A regular autoregressive LLM will compute:

“hello” => “! ”,

then “hello! ” => “how ”,

“hello! how ” => “are ”,

“hello! how are ” => “you”.

and finally “hello! how are you” => “?<end>”

One at a time. Loading and unloading every weights 5 times from the GPU memory to its compute units.

With speculative decoding (I'd say this one isn't strictly speculative decoding, but it's a variant of the same principle), you have something that guesses that the whole sentence is going to be “how are you today?”, so the LLM can generate

“hello” => “! ”,

“hello! ” => “how ”,

“hello! how ” => “are ”,

“hello! how are ” => “you”.

“hello! how are you” => “?<end>”

“hello! how are you today” => “?<end>”

In parallel. So each weight would have been loaded only once from the VRAM instead of 5.

The last token will be discarded though, as the prefix “how are you today” doesn't match what has actually been generated. So in that particular example, you'd have gotten your 5 tokens 5 times faster than with pure autoregressive inference, but at the expense of a 6th token being generated and discarded immediately. So 5 times more token throughtput, but 20% compute cost increase per token.

[1]: autoregressive LLMs, that is. Which are the ones everybody uses because they are the most performant.

[2]: at least when run at low batch size, on your own computer for your personal use. On a datacenter, with many concurrent users, GPUs are actually compute-bound.

[foobar10000]

Minor nit re[2]: for agentic workloads that are actually worth money - i.e., claude code and similar, things are either prefill-bound - which this does not help - or more importantly tps/user bound (at 150k+ context windows) - you want your big magic model to emit 200 tps/user. This is why Nvidia bought Groq (now LPU) and what Cerebras is trying to do, etc, etc. So for the stuff that makes money in the field - GPUs are not really compute bound once context lengths are large - but still memory transfer bound (may be KV-cache transfer, may be HBM->SRAM-on-chip, etc..)

[Xorlev]

> i.e., claude code and similar, things are either prefill-bound

When accounting for prefix caching, this greatly accelerates each turn. Barring large file reads, prefill still isn't the bottleneck vs. decoding reasoning tokens. Script-writing too.

This is especially true during exploration phases when traversing through directory trees and grepping files, you're talking about a few hundred tokens/turn.

[kreelman]

Fantastic results. Well done. ...So this is built into the way the model works.. if I'm understanding it correctly.
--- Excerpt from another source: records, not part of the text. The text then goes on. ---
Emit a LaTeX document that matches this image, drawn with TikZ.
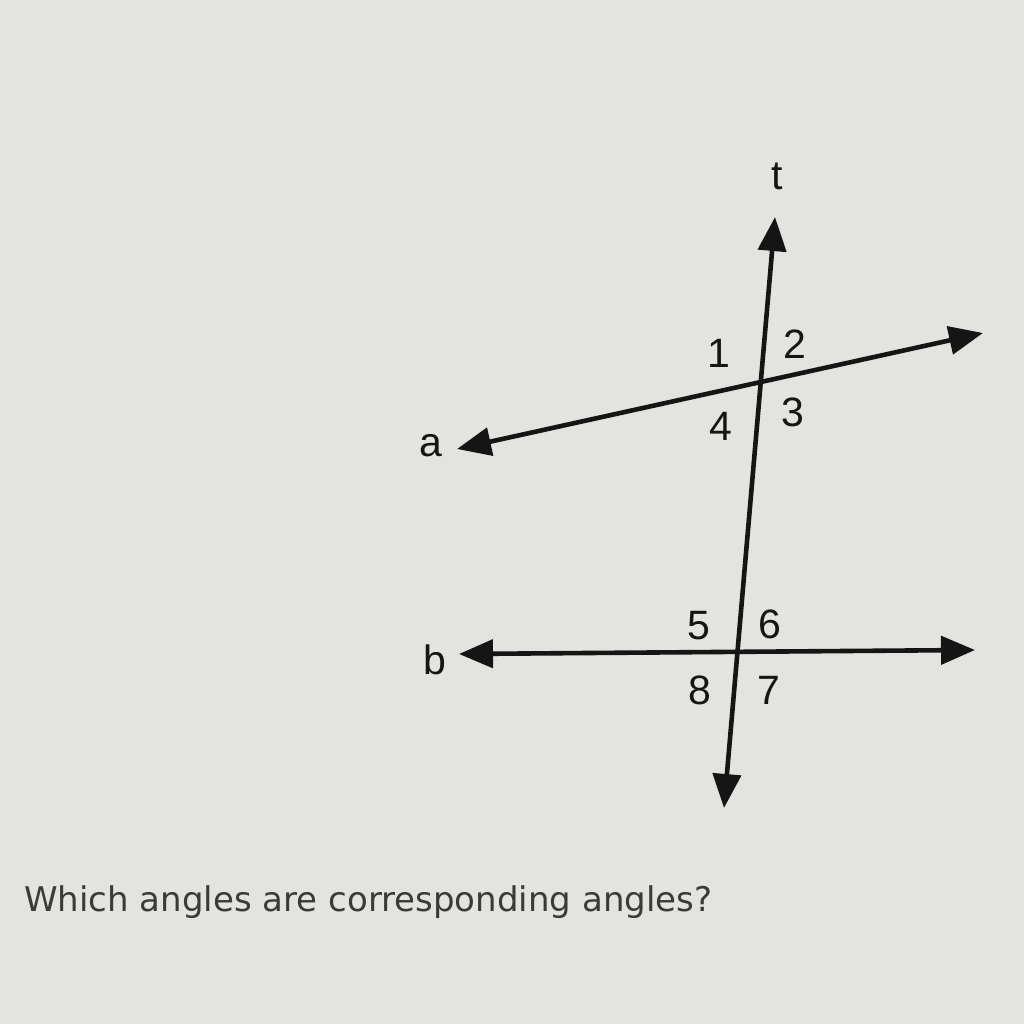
\documentclass[tikz,border=0pt]{standalone}
\usepackage{fontspec}
\setmainfont{Liberation Sans}
\newfontfamily\qfont{DejaVu Sans}
\usetikzlibrary{arrows.meta}
\definecolor{bg}{HTML}{E3E4DF}
\definecolor{ink}{HTML}{151515}
\definecolor{qink}{HTML}{3A3A3A}
\tikzset{
  lineArrow/.style={draw=ink, line width=4.6pt, {Triangle[length=34pt,width=28pt]}-{Triangle[length=34pt,width=28pt]}},
  numlabel/.style={inner sep=0pt, text=ink, font=\fontsize{41}{48}\selectfont},
  question/.style={inner sep=0pt, anchor=base west, text=qink, font=\qfont\fontsize{34}{40}\selectfont}
}
\begin{document}
\begin{tikzpicture}[x=1pt,y=-1pt]
\fill[bg] (0,0) rectangle (1024,1024);
\useasboundingbox (0,0) rectangle (1024,1024);
% tips
\coordinate (T1) at (775,217);
\coordinate (T2) at (724,808);
\coordinate (A1) at (457,449);
\coordinate (A2) at (983,333);
\coordinate (B1) at (459,654);
\coordinate (B2) at (975,650);
\draw[lineArrow] (T2) -- (T1);
\draw[lineArrow] (A1) -- (A2);
\draw[lineArrow] (B1) -- (B2);
% labels
\node[numlabel] (lt) at (777,176) {t};
\node[numlabel] (la) at (431,446) {a};
\node[numlabel] (lb) at (435,660) {b};
\node[numlabel] (n1) at (719,353) {1};
\node[numlabel] (n2) at (795,344) {2};
\node[numlabel] (n3) at (793,412) {3};
\node[numlabel] (n4) at (721,426) {4};
\node[numlabel] (n5) at (699,626) {5};
\node[numlabel] (n6) at (770,624) {6};
\node[numlabel] (n8) at (700,690) {8};
\node[numlabel] (n7) at (769,690) {7};
\node[question] (q) at (24,911) {Which angles are corresponding angles?};
\end{tikzpicture}
\end{document}
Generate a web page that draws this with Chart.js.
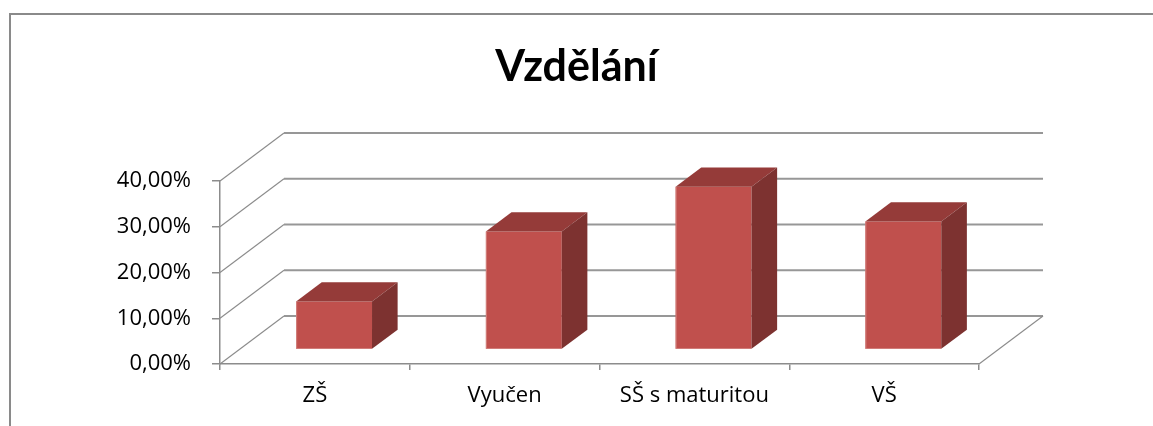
<!DOCTYPE html>
<html>
<head>
<meta charset="utf-8">
<script src="https://cdn.jsdelivr.net/npm/chart.js@4/dist/chart.umd.min.js"></script>
<style>
  html, body { margin: 0; padding: 0; background: #fff; }
  #wrap { position: relative; width: 1153px; height: 426px; overflow: hidden; }
  #frame { position: absolute; left: 9px; top: 13px; width: 1200px; height: 500px;
           border-top: 2px solid #8a8a8a; border-left: 2px solid #8a8a8a; }
  #the-graph { position: absolute; left: 0; top: 0; }
</style>
</head>
<body>
<div id="wrap">
  <div id="frame"></div>
  <canvas id="the-graph" width="1153" height="426"></canvas>
</div>
<script>
var title      = 'Vzdělání';
var categories = ['ZŠ', 'Vyučen', 'SŠ s maturitou', 'VŠ'];
var shares     = [0.105, 0.258, 0.356, 0.280];
var yTicks     = [0, 0.1, 0.2, 0.3, 0.4];

// 3d look: wall depth and where the bars sit inside it
var WALL_DX = 64, WALL_DY = -48;
var BAR_FRONT = 0.3, BAR_DEPTH = 0.4;

var COLORS = {
  front: '#C0504D',
  top:   '#953B39',
  side:  '#7D3230',
  edge:  '#D2807D',
  grid:  '#979797',
  axis:  '#8c8c8c'
};

function pct(v) {
  return (v * 100).toFixed(2).replace('.', ',') + '%';
}

function line(ctx, x1, y1, x2, y2) {
  ctx.beginPath();
  ctx.moveTo(x1, y1);
  ctx.lineTo(x2, y2);
  ctx.stroke();
}

var depth3d = {
  id: 'depth3d',
  beforeDatasetsDraw: function (chart) {
    var ctx = chart.ctx, a = chart.chartArea, y = chart.scales.y;
    ctx.save();
    yTicks.forEach(function (v) {
      var py = y.getPixelForValue(v);
      ctx.strokeStyle = COLORS.axis;
      ctx.lineWidth = 1.2;
      line(ctx, a.left, py, a.left + WALL_DX, py + WALL_DY);
      ctx.strokeStyle = COLORS.grid;
      ctx.lineWidth = 2;
      line(ctx, a.left + WALL_DX, py + WALL_DY, a.right + WALL_DX, py + WALL_DY);
    });
    ctx.strokeStyle = COLORS.axis;
    ctx.lineWidth = 1.2;
    line(ctx, a.right, a.bottom, a.right + WALL_DX, a.bottom + WALL_DY);
    ctx.restore();

    // move the front faces back into the box
    ctx.save();
    ctx.translate(WALL_DX * BAR_FRONT, WALL_DY * BAR_FRONT);
  },
  afterDatasetsDraw: function (chart) {
    var ctx = chart.ctx;
    var dx = WALL_DX * BAR_DEPTH, dy = WALL_DY * BAR_DEPTH;
    chart.getDatasetMeta(0).data.forEach(function (bar) {
      var p = bar.getProps(['x', 'y', 'base', 'width'], true);
      var l = p.x - p.width / 2, r = p.x + p.width / 2;

      ctx.fillStyle = COLORS.top;
      ctx.beginPath();
      ctx.moveTo(l, p.y);
      ctx.lineTo(r, p.y);
      ctx.lineTo(r + dx, p.y + dy);
      ctx.lineTo(l + dx, p.y + dy);
      ctx.closePath();
      ctx.fill();

      ctx.fillStyle = COLORS.side;
      ctx.beginPath();
      ctx.moveTo(r, p.y);
      ctx.lineTo(r + dx, p.y + dy);
      ctx.lineTo(r + dx, p.base + dy);
      ctx.lineTo(r, p.base);
      ctx.closePath();
      ctx.fill();

      // light left edge of the front face
      ctx.strokeStyle = COLORS.edge;
      ctx.lineWidth = 1;
      line(ctx, l + 0.5, p.y, l + 0.5, p.base);
    });
    ctx.restore();
  }
};

var tickFont = { family: '"Open Sans", sans-serif', size: 22 };

var chart = new Chart(document.getElementById('the-graph'), {
  type: 'bar',
  data: {
    labels: categories,
    datasets: [{
      data: shares,
      backgroundColor: COLORS.front,
      borderWidth: 0,
      categoryPercentage: 1,
      barPercentage: 0.4,
      clip: false
    }]
  },
  options: {
    responsive: false,
    animation: false,
    events: [],
    layout: { padding: { left: 0, right: 0, top: 14, bottom: 0 } },
    plugins: {
      legend: { display: false },
      tooltip: { enabled: false },
      title: {
        display: true,
        text: title,
        color: '#000',
        font: { family: 'Lato, sans-serif', size: 43, weight: 'bold', lineHeight: 1.2 },
        padding: { top: 27, bottom: 88.4 }
      }
    },
    scales: {
      x: {
        grid: { offset: true, drawOnChartArea: false, drawTicks: true, tickLength: 6, color: COLORS.axis, lineWidth: 1.5 },
        border: { display: true, color: COLORS.axis, width: 1.5 },
        ticks: { color: '#000', font: tickFont, padding: 13, maxRotation: 0 },
        afterFit: function (s) { s.height = 62; }
      },
      y: {
        min: 0,
        max: 0.4,
        grid: { drawOnChartArea: false, drawTicks: true, tickLength: 8, color: COLORS.axis, lineWidth: 1.5 },
        border: { display: true, color: COLORS.axis, width: 1.5 },
        ticks: {
          color: '#000',
          font: tickFont,
          padding: 21,
          stepSize: 0.1,
          callback: function (v) { return pct(v); }
        },
        afterFit: function (s) { s.width = 220; }
      },
      // empty right-hand space, keeps the plot narrow while the title stays centred on the page
      spacer: {
        type: 'linear',
        position: 'right',
        grid: { display: false },
        border: { display: false },
        ticks: { display: false },
        afterFit: function (s) { s.width = 174; }
      }
    }
  },
  plugins: [depth3d]
});
</script>
</body>
</html>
I was wondering what would be involved in getting it to work with GGUF files, rather than safetensor files...

[dot_treo]

Just to get it into a GGUF file would be fairly trivial. But using that GGUF file would need a bunch of additional things. One would need to create a new architecture derived from Qwen3, and then probably adapt the speculative decoding functionality.

At the moment not even MTP is merged into llama.cpp, so I wouldn't quite hold my breath for it.

[kreelman]

I thought that might be the case. I naively wondered. I'll see if I can understand the paper :-)

Hope the paper gets lots of references and the technique gets a lot of use to save power and time.

There's been several potential big changes for LLM inference efficiency over the last few months. There's been Attention Sequencing (I think it's called..?) Turbo Quant and this one.

Interesting times.

[regularfry]

MTP merged today, a couple of hours after your post by the looks of things.

[dot_treo]

By the looks of it, it will take a couple more follow up PRs to clean things up a bit and get the most performance from MTP. I hope that by that point it will be easier to add more spec decoding types.

In the meantime I've benchmarked Orthrus some more and got some quite promising results. So I'd be glad if my prediction that it may take some time until it lands in llama.cpp turns out to be wrong.